Survey: Contractors leaving money on the table
Accounting decisions can have ramifications on revenue stream, Grant Thornton survey says.
Because of decisions on how to account for their labor rates, many contractors are unknowingly forsaking revenue.
That’s the conclusion of Norm Duquette, a Grant Thornton government contractor specialist. He interpreted some of the results of the accounting firm's annual government contractor survey at an event hosted by the firm Feb. 24.
According to the survey, 35 percent of the respondents said they are using total time accounting. Because of this, they are not charging for all of the hours that go into time and material contract work, Duquette said.
The survey found that 84 percent of contractors are using rate compression, which means that a salaried employee, for example, earns $20 an hour for a standard 40 hours work week. If that salaried employee works more than 40 hours a week on a project, the hourly rate goes down, or becomes compressed, because the contractor is not accounting for the work on a standard rate, Duquette said.
“You are giving that work [over 40 hours] away for free,” he said.

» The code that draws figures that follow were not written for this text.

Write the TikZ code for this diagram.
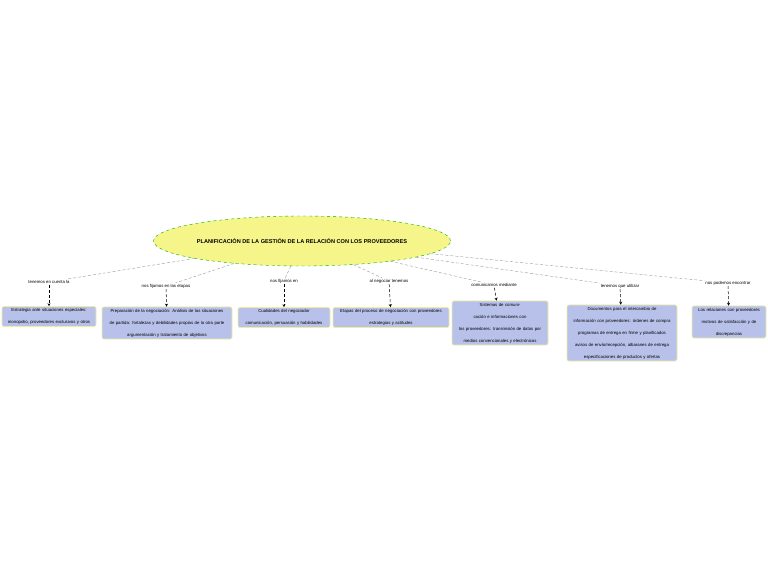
\documentclass[tikz,border=0pt]{standalone}
\usepackage{fontspec}
\setmainfont{Liberation Sans}
\usetikzlibrary{shapes.geometric,arrows.meta}
\definecolor{boxfill}{HTML}{B7C1EA}
\definecolor{boxline}{HTML}{EEEE9A}
\definecolor{ellfill}{HTML}{F5F589}
\begin{document}
\begin{tikzpicture}[x=1pt,y=-1pt,
  topic/.style={draw=boxline,fill=boxfill,rounded corners=2pt,align=center,font=\fontsize{4.3}{12}\selectfont,inner sep=2pt,line width=0.6pt},
  lbl/.style={font=\fontsize{4.3}{5}\selectfont,inner sep=1pt},
  link/.style={draw=gray!80,densely dashed,line width=0.4pt},
  arr/.style={draw=black,densely dashed,line width=0.5pt,-{Stealth[length=3pt,width=3pt]}}]
\useasboundingbox[fill=white] (0,0) rectangle (768,578);
\node[ellipse,draw=green!70!black,dashed,fill=ellfill,minimum width=245pt,minimum height=50pt,font=\fontsize{5.6}{6}\selectfont\bfseries,inner sep=0pt] (root) at (302,241) {PLANIFICACIÓN DE LA GESTIÓN DE LA RELACIÓN CON LOS PROVEEDORES};

\node[lbl] (l1) at (49,282) {tenemos en cuenta la};
\node[lbl] (l2) at (166,286) {nos fijamos en las etapas};
\node[lbl] (l3) at (284,281) {nos fijamos en};
\node[lbl] (l4) at (389,281) {al negociar tenemos};
\node[lbl] (l5) at (494,285) {comunicamos mediante};
\node[lbl] (l6) at (620,286) {tenemos que utilizar};
\node[lbl] (l7) at (728,283) {nos podemos encontrar};

\node[topic,text width=90pt] (b1) at (49,316.5) {Estrategia ante situaciones especiales:\\monopolio, proveedores exclusivos y otros};
\node[topic,text width=126pt] (b2) at (167,323) {Preparación de la negociación: Análisis de las situaciones\\de partida: fortalezas y debilidades propias de la otra parte\\argumentación y tratamiento de objetivos};
\node[topic,text width=88pt] (b3) at (284,317.5) {Cualidades del negociador\\comunicación, persuasión y habilidades};
\node[topic,text width=112pt] (b4) at (391,317.5) {Etapas del proceso de negociación con proveedores\\estrategias y actitudes};
\node[topic,text width=92pt] (b5) at (500,323) {Sistemas de comunicación e informaciones con\\los proveedores: transmisión de datos por\\medios convencionales y electrónicos};
\node[topic,text width=106pt] (b6) at (622,333) {Documentos para el intercambio de\\información con proveedores: órdenes de compra\\programas de entrega en firme y planificados\\avisos de envío/recepción, albaranes de entrega\\especificaciones de productos y ofertas};
\node[topic,text width=70pt] (b7) at (729,322) {Los relaciones con proveedores\\motivos de satisfacción y de\\discrepancias};

\foreach \i in {1,...,7}{
  \draw[link] (root) -- (l\i);
  \draw[arr] (l\i) -- (b\i);
}
\end{tikzpicture}
\end{document}
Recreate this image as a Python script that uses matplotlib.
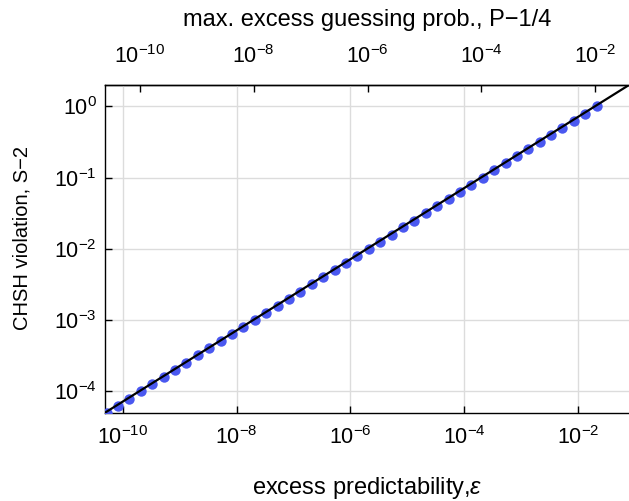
import numpy as np
import matplotlib
matplotlib.use('Agg')
from matplotlib import pyplot as plt

plt.rcParams['font.family'] = ['Liberation Sans', 'DejaVu Sans']
plt.rcParams['mathtext.fontset'] = 'custom'
plt.rcParams['mathtext.rm'] = 'Liberation Sans'
plt.rcParams['mathtext.it'] = 'Liberation Sans:italic'

# blue points: excess predictability vs CHSH violation
eps_pts = [5.3e-11, 8.4e-11, 1.3e-10,
           2.1e-10, 3.3e-10, 5.3e-10, 8.4e-10, 1.3e-9, 2.1e-9, 3.3e-9, 5.3e-9, 8.4e-9, 1.3e-8,
           2.1e-8, 3.3e-8, 5.3e-8, 8.4e-8, 1.3e-7, 2.1e-7, 3.3e-7, 5.3e-7, 8.4e-7, 1.3e-6,
           2.1e-6, 3.3e-6, 5.3e-6, 8.4e-6, 1.3e-5, 2.1e-5, 3.3e-5, 5.3e-5, 8.4e-5, 1.3e-4,
           2.1e-4, 3.3e-4, 5.3e-4, 8.4e-4, 1.3e-3, 2.1e-3, 3.3e-3, 5.3e-3, 8.4e-3, 1.3e-2,
           2.1e-2]
viol_pts = [5.0e-5, 6.3e-5, 7.9e-5,
            1.0e-4, 1.26e-4, 1.58e-4, 2.0e-4, 2.5e-4, 3.2e-4, 4.0e-4, 5.0e-4, 6.3e-4, 7.9e-4,
            1.0e-3, 1.26e-3, 1.58e-3, 2.0e-3, 2.5e-3, 3.2e-3, 4.0e-3, 5.0e-3, 6.3e-3, 7.9e-3,
            1.0e-2, 1.26e-2, 1.58e-2, 2.0e-2, 2.5e-2, 3.2e-2, 4.0e-2, 5.0e-2, 6.3e-2, 7.9e-2,
            0.10, 0.126, 0.158, 0.20, 0.25, 0.32, 0.40, 0.50, 0.63, 0.79,
            1.0]

# black line (straight in log-log)
eps_line = [4.9e-11, 7.8e-2]
viol_line = [5.0e-5, 2.0]

x_ticks = [1e-10, 1e-8, 1e-6, 1e-4, 1e-2]
y_ticks = [1e-4, 1e-3, 1e-2, 1e-1, 1e0]

fig = plt.figure(figsize=(6.29, 5.01), dpi=100)
ax = fig.add_axes([105/629, 1 - 412.7/501, 524/629, 327.7/501])

ax.plot(eps_pts, viol_pts, 'o', color='#4a58f0', markersize=7.5, markeredgewidth=0, zorder=3)
ax.plot(eps_line, viol_line, color='black', linewidth=1.6, zorder=4)

ax.set_xscale('log')
ax.set_yscale('log')
ax.set_xlim(4.9e-11, 7.8e-2)
ax.set_ylim(5.0e-5, 2.0)
ax.set_xticks(x_ticks)
ax.set_yticks(y_ticks)
ax.minorticks_off()
ax.grid(True, color='#dcdcdc', linewidth=1.0)
ax.set_axisbelow(True)

ax.spines['right'].set_visible(False)
for s in ['left', 'bottom', 'top']:
    ax.spines[s].set_linewidth(1.0)
ax.tick_params(direction='in', length=5, width=1.0, labelsize=15.5, top=False, right=False)
ax.tick_params(axis='x', pad=10)
ax.tick_params(axis='y', pad=6)

ax.set_xlabel(r'excess predictability,$\epsilon$', fontsize=17)
ax.xaxis.set_label_coords(0.5, -0.19)
ax.set_ylabel('CHSH violation, S\u22122', fontsize=14.5)
ax.yaxis.set_label_coords(-0.141, 0.533)

top = ax.secondary_xaxis('top', functions=(lambda x: x / 2, lambda x: x * 2))
top.set_xticks(x_ticks)
top.minorticks_off()
top.tick_params(direction='in', length=5, width=1.0, labelsize=15.5, pad=12)
top.spines['top'].set_linewidth(1.0)
top.set_xlabel('max. excess guessing prob., P\u22121/4', fontsize=17, labelpad=14)

fig.savefig('out.png', dpi=100)
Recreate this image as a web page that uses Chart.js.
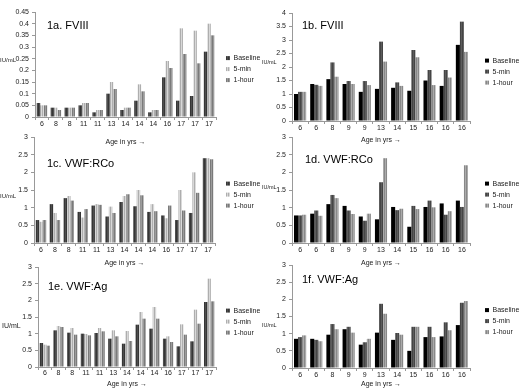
<!DOCTYPE html>
<html><head><meta charset="utf-8">
<script src="https://cdn.jsdelivr.net/npm/chart.js@4.4.1/dist/chart.umd.min.js"></script>
<style>
html,body{margin:0;padding:0;background:#fff;}
#wrap{position:relative;width:520px;height:389px;overflow:hidden;}
.c{position:absolute;}
</style></head><body>
<div id="wrap">
<div class="c" style="left:0;top:0;width:264px;height:146px"><canvas id="ca"></canvas></div>
<div class="c" style="left:260px;top:0;width:260px;height:144px"><canvas id="cb"></canvas></div>
<div class="c" style="left:0;top:124px;width:264px;height:143px"><canvas id="cc"></canvas></div>
<div class="c" style="left:260px;top:124px;width:260px;height:143px"><canvas id="cd"></canvas></div>
<div class="c" style="left:0;top:254px;width:264px;height:134px"><canvas id="ce"></canvas></div>
<div class="c" style="left:260px;top:254px;width:260px;height:134px"><canvas id="cf"></canvas></div>
</div>
<script>
// ---- data ----
const seriesNames = ["Baseline", "5-min", "1-hour"];
const yUnit = "IU/mL";
const xTitle = "Age in yrs \u2192";

const agesLeft = ["6","8","8","11","11","13","14","14","14","16","17","17","17"];
const agesRight = ["6","6","8","9","9","13","14","15","16","16","16"];

const ticksFVIIIa = [0,0.05,0.1,0.15,0.2,0.25,0.3,0.35,0.4,0.45];
const ticksFVIIIb = [0,0.5,1,1.5,2,2.5,3,3.5,4];
const ticksVWF = [0,0.5,1,1.5,2,2.5,3];

const a_title = "1a. FVIII";
const a_base = [0.06,0.04,0.04,0.05,0.02,0.10,0.03,0.07,0.02,0.17,0.07,0.09,0.28];
const a_5min = [0.05,0.04,0.04,0.06,0.03,0.15,0.04,0.14,0.03,0.24,0.38,0.37,0.40];
const a_1hr  = [0.05,0.03,0.04,0.06,0.03,0.12,0.04,0.11,0.03,0.21,0.27,0.23,0.35];

const b_title = "1b. FVIII";
const b_base = [1.00,1.37,1.55,1.37,1.08,1.19,1.23,1.12,1.50,1.30,2.82];
const b_5min = [1.08,1.34,2.17,1.48,1.48,2.94,1.43,2.63,1.89,1.89,3.68];
const b_1hr  = [1.08,1.30,1.64,1.37,1.33,2.20,1.30,2.36,1.33,1.61,2.56];

const c_title = "1c. VWF:RCo";
const c_base = [0.65,1.10,1.27,0.88,1.06,0.75,1.16,1.04,0.88,0.78,0.65,0.85,2.40];
const c_5min = [0.60,0.85,1.33,0.72,1.10,1.03,1.33,1.50,1.10,0.70,1.50,2.00,2.40];
const c_1hr  = [0.65,0.65,1.20,0.96,1.08,0.85,1.38,1.35,0.90,1.06,0.92,1.42,2.37];

const d_title = "1d. VWF:RCo";
const d_base = [0.78,0.83,1.10,1.05,0.75,0.67,1.02,0.46,1.02,1.12,1.20];
const d_5min = [0.78,0.92,1.36,0.92,0.63,1.72,0.93,1.05,1.20,0.80,1.02];
const d_1hr  = [0.80,0.77,1.27,0.82,0.83,2.40,0.97,0.96,1.01,0.90,2.20];

const e_title = "1e. VWF:Ag";
const e_base = [0.72,1.10,1.03,1.00,1.02,0.85,0.70,1.27,1.15,0.85,0.62,0.77,1.95];
const e_5min = [0.67,1.23,1.17,0.99,1.17,1.10,1.08,1.65,1.80,0.92,1.28,1.72,2.65];
const e_1hr  = [0.64,1.20,0.97,0.95,1.07,0.92,0.78,1.45,1.45,0.75,0.97,1.30,1.97];

const f_title = "1f. VWF:Ag";
const f_base = [0.85,0.85,0.97,1.13,0.68,1.03,0.82,0.50,0.90,0.92,1.25];
const f_5min = [0.90,0.82,1.28,1.20,0.75,1.87,1.02,1.20,1.20,1.33,1.90];
const f_1hr  = [0.95,0.78,1.13,1.03,0.85,1.58,0.97,1.20,0.90,1.10,1.95];

// ---- styling ----
const FONT = "'Liberation Sans', Arial, sans-serif";
function stripe(c1, c2) {
  const p = document.createElement('canvas'); p.width = 2; p.height = 2;
  const g = p.getContext('2d');
  g.fillStyle = c1; g.fillRect(0,0,2,2);
  g.fillStyle = c2; g.fillRect(1,0,1,2);
  return g.createPattern(p, 'repeat');
}
const leftColors = [stripe('#363636','#4e4e4e'), stripe('#aeaeae','#d8d8d8'), stripe('#7a7a7a','#9c9c9c')];
const rightColors = ['#000000', stripe('#454545','#5c5c5c'), stripe('#888888','#ababab')];

const panelText = {
  id: 'panelText',
  afterDraw(chart, args, o) {
    const ctx = chart.ctx, a = chart.chartArea;
    ctx.save();
    ctx.fillStyle = '#000';
    ctx.font = "11px " + FONT;
    ctx.textBaseline = 'middle';
    ctx.textAlign = 'left';
    ctx.fillText(o.title, a.left + o.tx, a.top + o.ty);
    ctx.font = o.us + "px " + FONT;
    ctx.fillStyle = '#222';
    ctx.fillText(yUnit, o.ux, a.top + (a.bottom - a.top) * o.uy);
    ctx.restore();
  }
};
Chart.register(panelText);

function make(id, title, labels, s, colors, yTicks, p) {
  new Chart(document.getElementById(id), {
    type: 'bar',
    data: {
      labels: labels,
      datasets: s.map((d, i) => ({
        label: seriesNames[i], data: d, backgroundColor: colors[i],
        borderWidth: 0, categoryPercentage: 0.75, barPercentage: 1.0
      }))
    },
    options: {
      responsive: true, maintainAspectRatio: false, animation: false,
      layout: { padding: { top: p.pt, right: 0, bottom: 0, left: 0 } },
      plugins: {
        tooltip: { enabled: false },
        legend: {
          position: 'right', align: 'center', fullSize: false, maxWidth: p.lw,
          title: { display: true, text: ' ', font: { size: 1 }, padding: 4 },
          labels: { boxWidth: 4, boxHeight: 4, padding: 4, color: '#222',
                    font: { family: FONT, size: 7 } }
        },
        panelText: { title: title, tx: p.tx, ty: p.ty, ux: p.ux, uy: p.uy, us: p.us }
      },
      scales: {
        x: {
          afterFit: (sc) => { sc.height = p.xh; },
          grid: { drawOnChartArea: false, tickLength: 3, color: '#999', offset: true },
          border: { color: '#999' },
          ticks: { color: '#222', font: { family: FONT, size: 7 }, padding: p.tp, maxRotation: 0, autoSkip: false },
          title: { display: true, text: xTitle, color: '#222', font: { family: FONT, size: 7 }, padding: { top: 0, bottom: 0 } }
        },
        y: {
          min: 0, max: yTicks[yTicks.length - 1],
          afterFit: (sc) => { sc.width = p.yw; },
          afterBuildTicks: (sc) => { sc.ticks = yTicks.map(v => ({ value: v })); },
          grid: { drawOnChartArea: false, tickLength: 3, color: '#999' },
          border: { color: '#999' },
          ticks: { color: '#222', font: { family: FONT, size: 7 }, padding: 3, autoSkip: false,
                   callback: (v) => String(+Number(v).toFixed(2)) }
        },
        gap: {
          type: 'linear', position: 'right', display: true,
          afterFit: (sc) => { sc.width = p.gap; },
          grid: { display: false }, border: { display: false }, ticks: { display: false }
        }
      }
    }
  });
}

make('ca', a_title, agesLeft, [a_base,a_5min,a_1hr], leftColors, ticksFVIIIa,
     {pt:12, xh:29, tp:0, yw:35, gap:6, lw:42, tx:12, ty:14, ux:0, uy:0.46, us:6});
make('cb', b_title, agesRight, [b_base,b_5min,b_1hr], rightColors, ticksFVIIIb,
     {pt:13, xh:23, tp:0, yw:32, gap:11, lw:39, tx:10, ty:13, ux:2, uy:0.46, us:5.5});
make('cc', c_title, agesLeft, [c_base,c_5min,c_1hr], leftColors, ticksVWF,
     {pt:13, xh:24, tp:0, yw:34, gap:7, lw:42, tx:13, ty:27, ux:0, uy:0.56, us:6});
make('cd', d_title, agesRight, [d_base,d_5min,d_1hr], rightColors, ticksVWF,
     {pt:13, xh:24, tp:0, yw:32, gap:11, lw:39, tx:13, ty:23, ux:2, uy:0.48, us:5.5});
make('ce', e_title, agesLeft, [e_base,e_5min,e_1hr], leftColors, ticksVWF,
     {pt:13, xh:21, tp:-1, yw:38, gap:6, lw:42, tx:10, ty:20, ux:2, uy:0.59, us:7});
make('cf', f_title, agesRight, [f_base,f_5min,f_1hr], rightColors, ticksVWF,
     {pt:11, xh:20, tp:0, yw:32, gap:11, lw:39, tx:10, ty:15, ux:2, uy:0.59, us:5.5});
</script>
</body></html>
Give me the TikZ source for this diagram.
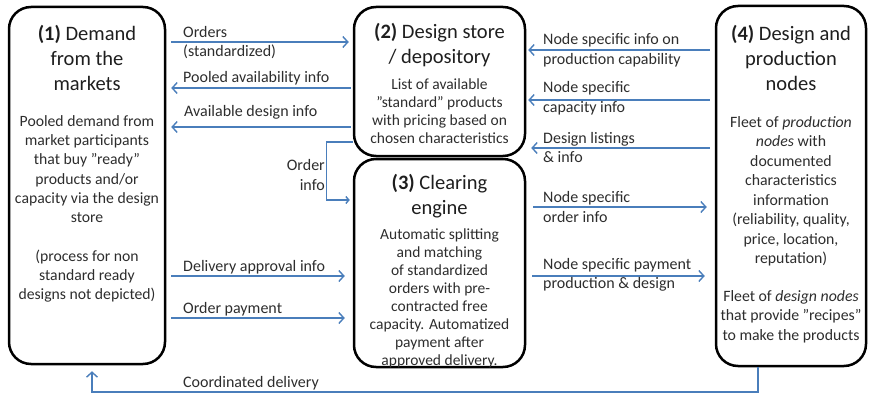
\documentclass[tikz,border=0pt]{standalone}
\usepackage{fontspec}
\setmainfont{Carlito}
\usetikzlibrary{arrows.meta,calc}
\definecolor{arrowblue}{RGB}{74,126,187}
\definecolor{txt}{RGB}{45,45,45}
\definecolor{ttl}{RGB}{30,30,30}
\begin{document}
\begin{tikzpicture}[x=1pt,y=-1pt,
  box/.style={draw=black,line width=2.5pt,rounded corners=22pt,inner sep=0pt},
  title/.style={font=\fontsize{20.5}{25}\selectfont,align=center,text=ttl,inner sep=0pt},
  body/.style={font=\fontsize{15.5}{18}\selectfont,align=center,text=txt,inner sep=0pt},
  bodyA/.style={font=\fontsize{15.7}{19.3}\selectfont,align=center,text=txt,inner sep=0pt},
  bodyD/.style={font=\fontsize{15.8}{19.5}\selectfont,align=center,text=txt,inner sep=0pt},
  lbl/.style={font=\fontsize{16}{19.5}\selectfont,align=left,text=txt,inner sep=0pt,anchor=west},
  arr/.style={draw=arrowblue,line width=1.4pt,-{Straight Barb[length=5pt,width=11pt]}}]
\useasboundingbox (0,0) rectangle (870,396);

% boxes
\node[box,minimum width=156pt,minimum height=357pt] (b1) at (87,185.5) {};
\node[box,minimum width=171pt,minimum height=149pt] (b2) at (439.5,81.5) {};
\node[box,minimum width=171pt,minimum height=208pt] (b3) at (439.5,263) {};
\node[box,minimum width=150pt,minimum height=360pt] (b4) at (791,186) {};

% box texts
\node[title] (t1) at (87,58) {\textbf{(1)} Demand\\from the\\markets};
\node[bodyA] (d1) at (87,209) {Pooled demand from\\market participants\\that buy ”ready”\\products and/or\\capacity via the design\\store\\[19.3pt](process for non\\standard ready\\designs not depicted)};

\node[title] (t2) at (439.5,45.5) {\textbf{(2)} Design store\\/ depository};
\node[body] (d2) at (439.5,111.5) {List of available\\”standard” products\\with pricing based on\\chosen characteristics};

\node[title] (t3) at (439.5,196) {\textbf{(3)} Clearing\\engine};
\node[body] (d3) at (439.5,298.5) {Automatic splitting\\and matching\\of standardized\\orders with pre-\\contracted free\\capacity. Automatized\\payment after\\approved delivery.};

\node[title] (t4) at (791,58) {\textbf{(4)} Design and\\production\\nodes};
\node[bodyD] (d4) at (791,229.5) {Fleet of \textit{production}\\\textit{nodes} with\\documented\\characteristics\\information\\(reliability, quality,\\price, location,\\reputation)\\[18pt]Fleet of \textit{design nodes}\\that provide ”recipes”\\to make the products};

% connectors between 1 and 2/3
\draw[arr,shorten <=5pt,shorten >=4pt] (b1.east |- 0,42) -- (b2.west |- 0,42);
\draw[arr,shorten <=2pt,shorten >=5pt] (b2.west |- 0,88) -- (b1.east |- 0,88);
\draw[arr,shorten <=2pt,shorten >=5pt] (b2.west |- 0,127) -- (b1.east |- 0,127);
\draw[arr,-{Straight Barb[length=3pt,width=7pt]},shorten >=3pt] (b2.west |- 0,142) -- ++(-26,0) |- (b3.west |- 0,200);
\draw[arr,shorten <=5pt,shorten >=8pt] (b1.east |- 0,276) -- (b3.west |- 0,276);
\draw[arr,shorten <=5pt,shorten >=8pt] (b1.east |- 0,318) -- (b3.west |- 0,318);

% connectors between 4 and 2/3
\draw[arr,shorten <=5pt,shorten >=2pt] (b4.west |- 0,50) -- (b2.east |- 0,50);
\draw[arr,shorten <=5pt,shorten >=2pt] (b4.west |- 0,100) -- (b2.east |- 0,100);
\draw[arr,shorten <=5pt,shorten >=5pt] (b4.west |- 0,148) -- (b2.east |- 0,148);
\draw[arr,shorten <=7pt,shorten >=8pt] (b3.east |- 0,207) -- (b4.west |- 0,207);
\draw[arr,shorten <=6pt,shorten >=10pt] (b3.east |- 0,276) -- (b4.west |- 0,276);

% coordinated delivery
\draw[arr,shorten >=6pt] (b4.south -| 758,0) -- (758,392) -| (b1.south -| 92,0);

% labels
\node[lbl] (l1) at (183,42.5) {Orders\\(standardized)};
\node[lbl] (l2) at (183,78) {Pooled availability info};
\node[lbl] (l3) at (184,112) {Available design info};
\node[lbl,anchor=east,align=right] (l4) at (325,175) {Order\\info};
\node[lbl] (l5) at (183,267) {Delivery approval info};
\node[lbl] (l6) at (183,309) {Order payment};
\node[lbl] (l7) at (183,383) {Coordinated delivery};

\node[lbl] (r1) at (543,50) {Node specific info on\\production capability};
\node[lbl] (r2) at (543,98) {Node specific\\capacity info};
\node[lbl] (r3) at (543,147.5) {Design listings\\\& info};
\node[lbl] (r4) at (543,207) {Node specific\\order info};
\node[lbl] (r5) at (543,275) {Node specific payment\\production \& design};
\end{tikzpicture}
\end{document}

Another finding of the survey is the lack of popularity among contractors for earned value management (EVM) systems. Eighty-five percent of respondents said they wouldn’t use EVM systems if they were not required.
Only 40 percent of respondents said they received feedback from their customers after filing the earned value management reports.
Duquette also said that the survey debunks the belief that government contractors are profiteers. Thirty-seven percent reported that their profit before interest and taxes was 5 percent or lower. Five percent reported no profits.
Only 14 percent claimed profits above 15 percent, he said.